The BMD was formed in 2010 by mainly disgruntled members of Botswana Democratic Party (BDP) who accused the then party leader Ian Khama of dictatorial tendencies. The party participated in the 2014 general elections as an affiliate of the Umbrella for Democratic Change (UDC), a coalition of opposition parties including Botswana National Front (BNF) and Botswana Peoples Party (BPP).
Hardly four (4) years later, the party split resulting in the formation of the Alliance for Progressives ( AP). The BMD got suspended and later expelled from UDC collective following a fallout with the mother- body. Its 2019 general election results were an unmitigated disaster which yielded zero Members of Parliament (MP) and a single councillor nation-wide.

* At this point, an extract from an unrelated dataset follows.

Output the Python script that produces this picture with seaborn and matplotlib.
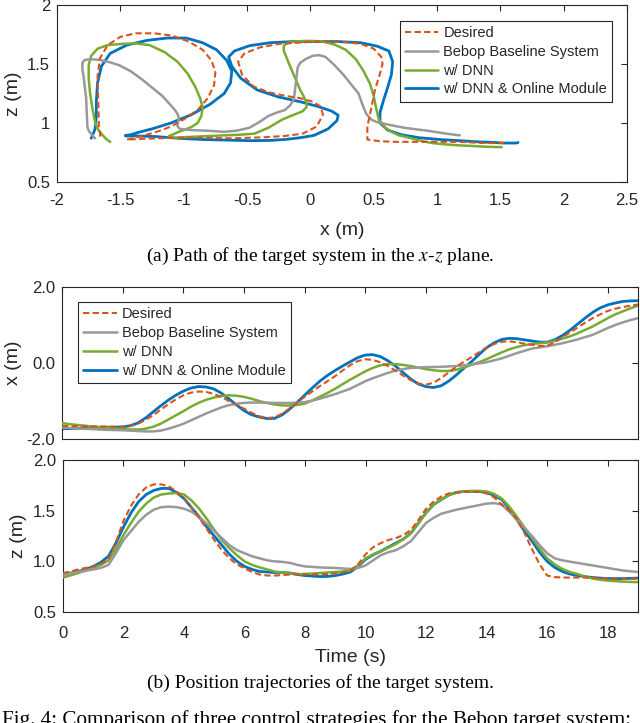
import matplotlib
matplotlib.use("Agg")
import matplotlib.pyplot as plt
import seaborn as sns
import numpy as np
import pandas as pd

# time samples (s)
t = [0.0, 0.25, 0.5, 0.75, 1.0, 1.25, 1.5, 1.75, 2.0, 2.25, 2.5, 2.75,
     3.0, 3.25, 3.5, 3.75, 4.0, 4.25, 4.5, 4.75, 5.0, 5.25, 5.5, 5.75,
     6.0, 6.25, 6.5, 6.75, 7.0, 7.25, 7.5, 7.75, 8.0, 8.25, 8.5, 8.75,
     9.0, 9.25, 9.5, 9.75, 10.0, 10.25, 10.5, 10.75, 11.0, 11.25, 11.5, 11.75,
     12.0, 12.25, 12.5, 12.75, 13.0, 13.25, 13.5, 13.75, 14.0, 14.25, 14.5, 14.75,
     15.0, 15.25, 15.5, 15.75, 16.0, 16.25, 16.5, 16.75, 17.0, 17.25, 17.5, 17.75,
     18.0, 18.25, 18.5, 18.75, 19.0]

# x position (m)
x_desired = [-1.66, -1.66, -1.66, -1.665, -1.67, -1.67, -1.67, -1.675, -1.68, -1.66, -1.60, -1.50,
             -1.38, -1.23, -1.09, -0.96, -0.85, -0.78, -0.75, -0.76, -0.81, -0.89, -1.00, -1.10,
             -1.20, -1.31, -1.40, -1.45, -1.43, -1.34, -1.20, -1.05, -0.89, -0.75, -0.61, -0.48,
             -0.35, -0.20, -0.06, 0.05, 0.10, 0.08, 0.02, -0.08, -0.20, -0.33, -0.45, -0.54,
             -0.57, -0.52, -0.40, -0.25, -0.10, 0.03, 0.15, 0.28, 0.40, 0.50, 0.56, 0.57,
             0.55, 0.51, 0.48, 0.45, 0.45, 0.55, 0.68, 0.80, 0.93, 1.06, 1.18, 1.28,
             1.37, 1.43, 1.47, 1.51, 1.54]
x_bebop = [-1.70, -1.71, -1.72, -1.73, -1.74, -1.75, -1.76, -1.765, -1.77, -1.78, -1.79, -1.80,
           -1.80, -1.78, -1.73, -1.67, -1.60, -1.51, -1.42, -1.33, -1.25, -1.17, -1.11, -1.07,
           -1.05, -1.04, -1.04, -1.045, -1.05, -1.05, -1.05, -1.045, -1.03, -0.99, -0.94, -0.88,
           -0.82, -0.75, -0.68, -0.58, -0.48, -0.40, -0.33, -0.26, -0.20, -0.16, -0.13, -0.12,
           -0.11, -0.105, -0.10, -0.09, -0.08, -0.06, -0.04, -0.01, 0.02, 0.07, 0.12, 0.19,
           0.26, 0.32, 0.38, 0.41, 0.44, 0.48, 0.52, 0.57, 0.62, 0.68, 0.74, 0.83,
           0.92, 1.00, 1.07, 1.13, 1.18]
x_dnn = [-1.58, -1.61, -1.63, -1.65, -1.67, -1.685, -1.70, -1.72, -1.74, -1.75, -1.75, -1.73,
         -1.68, -1.60, -1.49, -1.38, -1.27, -1.15, -1.05, -0.97, -0.91, -0.87, -0.85, -0.86,
         -0.89, -0.94, -1.00, -1.05, -1.09, -1.115, -1.12, -1.105, -1.07, -0.99, -0.89, -0.79,
         -0.68, -0.56, -0.44, -0.33, -0.22, -0.13, -0.06, -0.03, -0.03, -0.05, -0.08, -0.12,
         -0.16, -0.19, -0.21, -0.21, -0.18, -0.12, -0.05, 0.02, 0.10, 0.19, 0.28, 0.36,
         0.42, 0.47, 0.50, 0.52, 0.54, 0.58, 0.64, 0.70, 0.78, 0.87, 0.96, 1.07,
         1.18, 1.28, 1.36, 1.44, 1.51]
x_online = [-1.73, -1.725, -1.72, -1.71, -1.70, -1.695, -1.69, -1.69, -1.68, -1.65, -1.58, -1.45,
            -1.29, -1.13, -0.98, -0.85, -0.74, -0.66, -0.62, -0.63, -0.68, -0.79, -0.94, -1.10,
            -1.25, -1.36, -1.42, -1.46, -1.46, -1.37, -1.22, -1.04, -0.85, -0.66, -0.48, -0.33,
            -0.20, -0.08, 0.03, 0.14, 0.21, 0.22, 0.17, 0.06, -0.08, -0.25, -0.42, -0.55,
            -0.62, -0.645, -0.60, -0.48, -0.32, -0.14, 0.03, 0.22, 0.40, 0.53, 0.62, 0.65,
            0.64, 0.61, 0.58, 0.55, 0.55, 0.61, 0.72, 0.86, 1.02, 1.18, 1.33, 1.45,
            1.53, 1.58, 1.62, 1.635, 1.64]

# z position (m)
z_desired = [0.885, 0.90, 0.92, 0.935, 0.95, 0.975, 1.02, 1.19, 1.40, 1.55, 1.66, 1.73,
             1.76, 1.76, 1.74, 1.69, 1.62, 1.53, 1.43, 1.32, 1.21, 1.11, 1.03, 0.97,
             0.93, 0.895, 0.87, 0.86, 0.86, 0.865, 0.87, 0.875, 0.875, 0.872, 0.87, 0.875,
             0.88, 0.89, 0.91, 0.97, 1.07, 1.14, 1.18, 1.21, 1.23, 1.26, 1.31, 1.41,
             1.52, 1.59, 1.64, 1.67, 1.68, 1.69, 1.69, 1.685, 1.67, 1.63, 1.56, 1.50,
             1.42, 1.28, 1.12, 0.97, 0.86, 0.845, 0.84, 0.84, 0.84, 0.84, 0.84, 0.835,
             0.83, 0.83, 0.83, 0.83, 0.83]
z_bebop = [0.87, 0.882, 0.895, 0.907, 0.92, 0.935, 0.965, 1.08, 1.21, 1.30, 1.39, 1.46,
           1.51, 1.535, 1.54, 1.535, 1.52, 1.49, 1.44, 1.37, 1.30, 1.23, 1.16, 1.11,
           1.08, 1.05, 1.03, 1.01, 1.00, 0.995, 0.985, 0.965, 0.95, 0.945, 0.94, 0.937,
           0.935, 0.93, 0.925, 0.935, 0.96, 1.01, 1.06, 1.09, 1.11, 1.15, 1.20, 1.29,
           1.38, 1.43, 1.47, 1.49, 1.51, 1.525, 1.54, 1.555, 1.57, 1.575, 1.56, 1.49,
           1.41, 1.33, 1.25, 1.16, 1.08, 1.03, 1.01, 0.997, 0.985, 0.972, 0.96, 0.947,
           0.935, 0.922, 0.91, 0.902, 0.895]
z_dnn = [0.84, 0.862, 0.885, 0.91, 0.935, 0.965, 1.01, 1.12, 1.26, 1.38, 1.49, 1.57,
         1.63, 1.66, 1.67, 1.675, 1.66, 1.60, 1.52, 1.42, 1.31, 1.21, 1.13, 1.06,
         1.00, 0.965, 0.94, 0.92, 0.90, 0.89, 0.88, 0.875, 0.875, 0.88, 0.885, 0.89,
         0.895, 0.90, 0.91, 0.96, 1.03, 1.07, 1.10, 1.135, 1.17, 1.22, 1.28, 1.38,
         1.48, 1.56, 1.61, 1.655, 1.68, 1.69, 1.695, 1.695, 1.69, 1.665, 1.62, 1.54,
         1.44, 1.335, 1.23, 1.125, 1.03, 0.97, 0.925, 0.895, 0.875, 0.85, 0.83, 0.818,
         0.81, 0.805, 0.80, 0.797, 0.795]
z_online = [0.87, 0.885, 0.90, 0.92, 0.95, 0.99, 1.05, 1.18, 1.34, 1.48, 1.59, 1.66,
            1.70, 1.72, 1.72, 1.68, 1.62, 1.53, 1.44, 1.34, 1.25, 1.16, 1.07, 1.00,
            0.95, 0.92, 0.90, 0.895, 0.89, 0.89, 0.885, 0.87, 0.86, 0.855, 0.85, 0.852,
            0.86, 0.875, 0.895, 0.95, 1.02, 1.065, 1.10, 1.14, 1.18, 1.22, 1.28, 1.38,
            1.48, 1.56, 1.61, 1.655, 1.68, 1.69, 1.69, 1.69, 1.68, 1.65, 1.61, 1.52,
            1.41, 1.30, 1.20, 1.09, 1.00, 0.94, 0.90, 0.875, 0.86, 0.85, 0.84, 0.835,
            0.83, 0.83, 0.83, 0.832, 0.835]

names = ["Desired", "Bebop Baseline System", "w/ DNN", "w/ DNN & Online Module"]
xs = [x_desired, x_bebop, x_dnn, x_online]
zs = [z_desired, z_bebop, z_dnn, z_online]

frames = []
for name, xv, zv in zip(names, xs, zs):
    frames.append(pd.DataFrame({"t": t, "x": xv, "z": zv, "series": name}))
df = pd.concat(frames, ignore_index=True)

styles = {
    "Desired": dict(color="#D95319", lw=1.5, ls=(0, (3, 1.6)), zorder=5),
    "Bebop Baseline System": dict(color="#999999", lw=1.8, ls="-", zorder=4),
    "w/ DNN": dict(color="#77AC30", lw=1.8, ls="-", zorder=3),
    "w/ DNN & Online Module": dict(color="#0072BD", lw=2.0, ls="-", zorder=2),
}

sns.set_theme(style="white")
plt.rcParams["font.family"] = ["Liberation Sans", "DejaVu Sans"]
plt.rcParams["axes.unicode_minus"] = False
plt.rcParams["mathtext.fontset"] = "stix"

edge = "#262626"

fig = plt.figure(figsize=(6.4, 7.23), dpi=100)
ax_xz = fig.add_axes([0.0891, 0.7483, 0.8906, 0.2448])
ax_x = fig.add_axes([0.0969, 0.3928, 0.9000, 0.2102])
ax_z = fig.add_axes([0.0984, 0.1535, 0.8984, 0.2102])


def draw(ax, xcol, ycol):
    for name in names:
        st = styles[name]
        sns.lineplot(ax=ax, data=df[df["series"] == name], x=xcol, y=ycol,
                     estimator=None, sort=False, color=st["color"],
                     linewidth=st["lw"], linestyle=st["ls"], zorder=st["zorder"],
                     solid_joinstyle="round", label=name)


def style_axes(ax, xpad):
    for sp in ax.spines.values():
        sp.set_color(edge)
        sp.set_linewidth(0.8)
        sp.set_visible(True)
    ax.tick_params(direction="in", top=True, right=True, length=4.5, width=0.8,
                   color=edge, labelcolor=edge, labelsize=12, pad=5)
    ax.tick_params(axis="x", pad=xpad)
    ax.set_facecolor("white")


def add_legend(ax, loc, anchor):
    handles, labels = ax.get_legend_handles_labels()
    order = [labels.index(n) for n in names]
    leg = ax.legend([handles[i] for i in order], [labels[i] for i in order],
                    loc=loc, bbox_to_anchor=anchor, borderaxespad=0,
                    fontsize=10.5, frameon=True, fancybox=False, framealpha=1,
                    edgecolor=edge, handlelength=2.3, handletextpad=0.35,
                    borderpad=0.35, labelspacing=0.33)
    leg.get_frame().set_linewidth(0.8)
    leg.set_zorder(10)


# (a) x-z path
draw(ax_xz, "x", "z")
ax_xz.set_xlim(-2, 2.5)
ax_xz.set_ylim(0.5, 2)
ax_xz.set_xticks([-2, -1.5, -1, -0.5, 0, 0.5, 1, 1.5, 2, 2.5])
ax_xz.set_xticklabels(["-2", "-1.5", "-1", "-0.5", "0", "0.5", "1", "1.5", "2", "2.5"])
ax_xz.set_yticks([0.5, 1, 1.5, 2])
ax_xz.set_yticklabels(["0.5", "1", "1.5", "2"])
ax_xz.set_xlabel("x (m)", fontsize=14, color=edge, labelpad=10)
ax_xz.set_ylabel("z (m)", fontsize=14, color=edge, labelpad=4)
style_axes(ax_xz, 8)
add_legend(ax_xz, "upper right", (0.974, 0.91))

# (b) x over time
draw(ax_x, "t", "x")
ax_x.set_xlim(0, 19)
ax_x.set_ylim(-2, 2)
ax_x.set_xticks([0, 2, 4, 6, 8, 10, 12, 14, 16, 18])
ax_x.set_xticklabels([])
ax_x.set_yticks([-2, 0, 2])
ax_x.set_yticklabels(["-2.0", "0.0", "2.0"])
ax_x.set_xlabel("")
ax_x.set_ylabel("x (m)", fontsize=14, color=edge, labelpad=3)
style_axes(ax_x, 5)
add_legend(ax_x, "upper left", (0.028, 0.90))

# z over time
draw(ax_z, "t", "z")
ax_z.set_xlim(0, 19)
ax_z.set_ylim(0.5, 2)
ax_z.set_xticks([0, 2, 4, 6, 8, 10, 12, 14, 16, 18])
ax_z.set_xticklabels(["0", "2", "4", "6", "8", "10", "12", "14", "16", "18"])
ax_z.set_yticks([0.5, 1.0, 1.5, 2.0])
ax_z.set_yticklabels(["0.5", "1.0", "1.5", "2.0"])
ax_z.set_xlabel("Time (s)", fontsize=14, color=edge, labelpad=6)
ax_z.set_ylabel("z (m)", fontsize=14, color=edge, labelpad=4)
ax_z.get_legend().remove()
style_axes(ax_z, 10)

serif = ["Liberation Serif", "DejaVu Serif"]
fig.text(0.5, 1 - 256 / 723, "(a) Path of the target system in the $x$-$z$ plane.",
         ha="center", va="center", fontsize=14, family=serif, color="black")
fig.text(0.5, 1 - 683 / 723, "(b) Position trajectories of the target system.",
         ha="center", va="center", fontsize=14, family=serif, color="black")
fig.text(0.003, 1 - 710 / 723,
         "Fig. 4: Comparison of three control strategies for the Bebop target system:",
         ha="left", va="top", fontsize=15.2, family=serif, color="black")

fig.savefig("out.png", dpi=100)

Correspondence between opposition parties proposing the commencement of cooperation talks between themselves have excluded the BMD. For example, in a letter dated September 22, the BPF invites the UDC to enter into co- operation talks with it “...aimed towards agreement on the shape and model of co-operation our two organisations should adopt in the next coming general elections.”
Apparently, the two parties have been engaging each other albeit informally for some time. For its part, AP has written to BPF and UDC, proposing for the three parties to “...start working together in the upcoming by-elections in Metsimotlhabe, Tamasane and Bosija South.”

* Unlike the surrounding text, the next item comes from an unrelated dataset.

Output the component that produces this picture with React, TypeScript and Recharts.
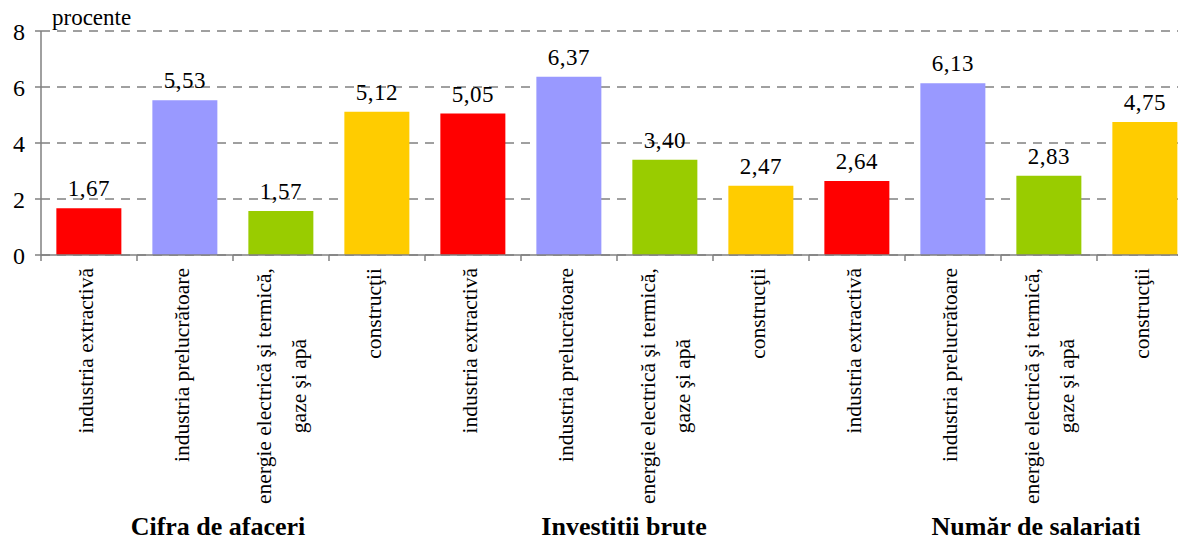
import React from 'react';
import { BarChart, Bar, XAxis, YAxis, CartesianGrid, Cell, LabelList } from 'recharts';

const GROUPS = ['Cifra de afaceri', 'Investiţii brute', 'Număr de salariaţi'];
const SECTORS = [
  'industria extractivă',
  'industria prelucrătoare',
  'energie electrică şi termică,\ngaze şi apă',
  'construcţii'
];
const CIFRA = [1.67, 5.53, 1.57, 5.12];
const INVESTITII = [5.05, 6.37, 3.4, 2.47];
const SALARIATI = [2.64, 6.13, 2.83, 4.75];
const Y_TICKS = [0, 2, 4, 6, 8];

const COLORS = ['#FF0000', '#9999FF', '#99CC00', '#FFCC00'];
const FONT = "'Liberation Serif', 'DejaVu Serif', serif";

const CHART_W = 1200;
const CHART_H = 543;
const LEFT = 41;
const RIGHT = 7;
const TOP = 31;
const X_AXIS_H = 288;

const data = [CIFRA, INVESTITII, SALARIATI].flatMap((vals, g) =>
  vals.map((v, i) => ({ key: `${g}-${i}`, group: g, sector: i, value: v }))
);
const BAND = (CHART_W - LEFT - RIGHT) / data.length;
const GROUP_NUDGE = [-15, 7, 35];
const CAT_FONT = 21.5;

let ctx: CanvasRenderingContext2D | null = null;
function measure(text: string) {
  if (!ctx) ctx = document.createElement('canvas').getContext('2d');
  if (!ctx) return text.length * CAT_FONT * 0.4;
  ctx.font = `${CAT_FONT}px ${FONT}`;
  return ctx.measureText(text).width;
}

const txt = (size: number, weight: string = 'normal') => ({
  fontFamily: FONT,
  fontSize: size,
  fontWeight: weight as any,
  fill: '#000'
});

const CategoryTick = (props: any) => {
  const { x, y, payload } = props;
  const idx = payload.index;
  const row = data[idx];
  const lines = SECTORS[row.sector].split('\n');
  const top = y + 13;
  const left = x - BAND / 2;
  const items: React.ReactNode[] = [];
  items.push(<line key="t" x1={left} y1={y} x2={left} y2={y + 6} stroke="#808080" strokeWidth={1.5} />);
  if (lines.length === 1) {
    items.push(
      <text key="l0" x={x - 3} y={top} transform={`rotate(-90, ${x - 3}, ${top})`} textAnchor="end"
        dominantBaseline="central" style={txt(CAT_FONT)}>{lines[0]}</text>
    );
  } else {
    const w = measure(lines[0]);
    const mid = top + w / 2;
    items.push(
      <text key="l0" x={x - 17} y={top} transform={`rotate(-90, ${x - 17}, ${top})`} textAnchor="end"
        dominantBaseline="central" style={txt(CAT_FONT)}>{lines[0]}</text>
    );
    items.push(
      <text key="l1" x={x + 18} y={mid} transform={`rotate(-90, ${x + 18}, ${mid})`} textAnchor="middle"
        dominantBaseline="central" style={txt(CAT_FONT)}>{lines[1]}</text>
    );
  }
  if (row.sector === 0) {
    const gx = left + 2 * BAND + GROUP_NUDGE[row.group];
    items.push(
      <text key="g" x={gx} y={y + 280} textAnchor="middle" style={txt(26, 'bold')}>{GROUPS[row.group]}</text>
    );
  }
  return <g>{items}</g>;
};

const UnitLabel = (props: any) => {
  const { viewBox } = props;
  return (
    <text x={viewBox.x + viewBox.width + 11} y={25} style={txt(23)}>procente</text>
  );
};

export default function App() {
  return (
    <div style={{ margin: -8, width: 1186, height: 543, overflow: 'hidden', background: '#fff', fontFamily: FONT }}>
      <BarChart
        width={CHART_W}
        height={CHART_H}
        data={data}
        margin={{ top: TOP, right: RIGHT, left: 0, bottom: 0 }}
        barCategoryGap="16%"
        style={{ fontFamily: FONT }}
      >
        <CartesianGrid vertical={false} stroke="#404040" strokeDasharray="9 7" />
        <XAxis
          dataKey="key"
          height={X_AXIS_H}
          interval={0}
          tickLine={false}
          tickSize={0}
          tickMargin={0}
          axisLine={{ stroke: '#808080', strokeWidth: 1.5 }}
          tick={<CategoryTick />}
        />
        <YAxis
          width={LEFT}
          domain={[0, 8]}
          ticks={Y_TICKS}
          interval={0}
          tickSize={6}
          tickMargin={10}
          axisLine={{ stroke: '#808080', strokeWidth: 1.5 }}
          tickLine={{ stroke: '#808080', strokeWidth: 1.5 }}
          tick={{ ...txt(24), style: txt(24) }}
          label={<UnitLabel />}
        />
        <Bar dataKey="value" isAnimationActive={false}>
          {data.map((d) => (
            <Cell key={d.key} fill={COLORS[d.sector]} />
          ))}
          <LabelList
            dataKey="value"
            position="top"
            offset={12}
            formatter={(v: any) => Number(v).toFixed(2).replace('.', ',')}
            style={{ ...txt(23), letterSpacing: 0.5 }}
          />
        </Bar>
      </BarChart>
    </div>
  );
}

Although the AP goes on to say it is committed “to opposition unity and believe that parties should explore the possibility of a Memorandum of Understanding ( MOU) on by- elections as a step towards opposition unity,’’ it has not engaged the BMD because, according to the party Secretary General, Phenyo Butale, “Information we got from our structures is that, BMD does not have presence in those areas and did not even field candidates in the past general election.”
Even former Mogoditshane MP Sedirwa Kgoroba wrote this week on social media that opposition parties should start talking cooperation, but in his list of parties he implored to get into talks, the BMD is not mentioned. “UDC, AP, BPF, let’s get the ball rolling,” Kgoroba wrote this week.

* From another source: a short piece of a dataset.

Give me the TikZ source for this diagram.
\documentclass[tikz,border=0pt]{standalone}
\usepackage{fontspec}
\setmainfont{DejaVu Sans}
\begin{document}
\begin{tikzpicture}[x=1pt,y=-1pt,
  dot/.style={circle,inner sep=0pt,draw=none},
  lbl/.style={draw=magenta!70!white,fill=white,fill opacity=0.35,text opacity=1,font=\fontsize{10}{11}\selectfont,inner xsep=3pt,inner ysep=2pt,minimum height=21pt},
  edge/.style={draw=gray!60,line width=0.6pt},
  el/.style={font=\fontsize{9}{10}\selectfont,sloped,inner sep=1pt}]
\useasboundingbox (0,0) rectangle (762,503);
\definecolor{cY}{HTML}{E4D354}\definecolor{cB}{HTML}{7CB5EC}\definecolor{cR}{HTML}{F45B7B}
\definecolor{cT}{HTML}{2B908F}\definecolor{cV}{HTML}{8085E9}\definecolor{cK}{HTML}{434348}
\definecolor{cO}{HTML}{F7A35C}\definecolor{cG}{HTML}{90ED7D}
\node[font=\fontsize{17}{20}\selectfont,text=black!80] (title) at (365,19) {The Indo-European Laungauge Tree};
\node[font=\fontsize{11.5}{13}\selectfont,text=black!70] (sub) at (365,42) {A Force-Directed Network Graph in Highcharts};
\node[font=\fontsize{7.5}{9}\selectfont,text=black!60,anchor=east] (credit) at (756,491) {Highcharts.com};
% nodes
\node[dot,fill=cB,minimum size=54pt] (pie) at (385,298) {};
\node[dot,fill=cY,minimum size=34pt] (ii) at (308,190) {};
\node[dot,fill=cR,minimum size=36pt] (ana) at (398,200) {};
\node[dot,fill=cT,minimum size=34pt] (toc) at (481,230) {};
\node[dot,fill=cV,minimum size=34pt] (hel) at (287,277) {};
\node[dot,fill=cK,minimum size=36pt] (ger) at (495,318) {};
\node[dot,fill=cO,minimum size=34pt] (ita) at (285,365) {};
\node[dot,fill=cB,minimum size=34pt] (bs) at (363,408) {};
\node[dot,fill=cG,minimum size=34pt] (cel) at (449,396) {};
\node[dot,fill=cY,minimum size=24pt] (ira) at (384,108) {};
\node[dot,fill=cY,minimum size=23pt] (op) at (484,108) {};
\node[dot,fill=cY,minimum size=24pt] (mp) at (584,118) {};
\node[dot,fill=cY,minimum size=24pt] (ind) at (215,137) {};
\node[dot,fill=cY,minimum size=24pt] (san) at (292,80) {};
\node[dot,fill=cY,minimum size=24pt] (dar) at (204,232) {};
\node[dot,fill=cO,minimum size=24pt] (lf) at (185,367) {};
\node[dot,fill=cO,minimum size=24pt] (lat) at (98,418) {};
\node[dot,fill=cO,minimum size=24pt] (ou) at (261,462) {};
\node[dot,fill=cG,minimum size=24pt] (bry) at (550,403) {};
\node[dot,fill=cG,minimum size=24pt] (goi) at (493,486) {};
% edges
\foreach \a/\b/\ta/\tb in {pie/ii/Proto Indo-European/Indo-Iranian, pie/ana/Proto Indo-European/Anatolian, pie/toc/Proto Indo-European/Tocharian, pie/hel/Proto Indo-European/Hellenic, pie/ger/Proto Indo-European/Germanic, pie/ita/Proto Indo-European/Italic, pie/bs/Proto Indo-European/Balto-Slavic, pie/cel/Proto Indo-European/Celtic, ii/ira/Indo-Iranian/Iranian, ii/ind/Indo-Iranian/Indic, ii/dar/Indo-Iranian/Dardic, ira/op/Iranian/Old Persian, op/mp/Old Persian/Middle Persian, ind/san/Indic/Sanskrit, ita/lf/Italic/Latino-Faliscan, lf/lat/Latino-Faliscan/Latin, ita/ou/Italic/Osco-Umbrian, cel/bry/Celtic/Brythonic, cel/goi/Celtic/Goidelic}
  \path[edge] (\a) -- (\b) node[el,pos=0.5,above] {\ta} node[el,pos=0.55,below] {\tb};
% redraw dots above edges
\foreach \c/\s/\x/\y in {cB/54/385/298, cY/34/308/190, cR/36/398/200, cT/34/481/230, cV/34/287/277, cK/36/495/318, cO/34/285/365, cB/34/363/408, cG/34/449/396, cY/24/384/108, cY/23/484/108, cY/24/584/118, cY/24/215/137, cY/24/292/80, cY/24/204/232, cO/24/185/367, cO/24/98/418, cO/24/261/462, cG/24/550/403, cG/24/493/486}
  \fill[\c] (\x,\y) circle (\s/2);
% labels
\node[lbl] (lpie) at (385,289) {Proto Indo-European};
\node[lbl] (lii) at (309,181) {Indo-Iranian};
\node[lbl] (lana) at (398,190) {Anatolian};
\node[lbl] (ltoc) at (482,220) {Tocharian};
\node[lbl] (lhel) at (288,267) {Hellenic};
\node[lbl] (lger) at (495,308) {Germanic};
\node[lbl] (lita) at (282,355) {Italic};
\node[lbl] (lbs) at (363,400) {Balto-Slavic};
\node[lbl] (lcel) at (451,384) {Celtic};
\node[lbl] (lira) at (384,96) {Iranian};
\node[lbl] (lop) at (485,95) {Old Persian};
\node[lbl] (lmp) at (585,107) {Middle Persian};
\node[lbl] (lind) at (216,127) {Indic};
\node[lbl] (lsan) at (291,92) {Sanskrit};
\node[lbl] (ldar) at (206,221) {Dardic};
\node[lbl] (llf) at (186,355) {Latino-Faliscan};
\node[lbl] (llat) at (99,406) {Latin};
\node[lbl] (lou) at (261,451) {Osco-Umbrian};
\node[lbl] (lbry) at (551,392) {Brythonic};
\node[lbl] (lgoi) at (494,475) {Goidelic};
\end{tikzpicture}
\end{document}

BMD chairman Nehemiah Modubule confirmed in an interview that his party has not been invited to any talks by neither BPF, AP nor UDC. He added that if invited to the talks, his party would participate. “As things stand, we have got no intention to spearhead any cooperation talks ourselves.
However, if invited, we will be happy to participate. We would rather concentrate on the rebuilding of the party,” said Modubule.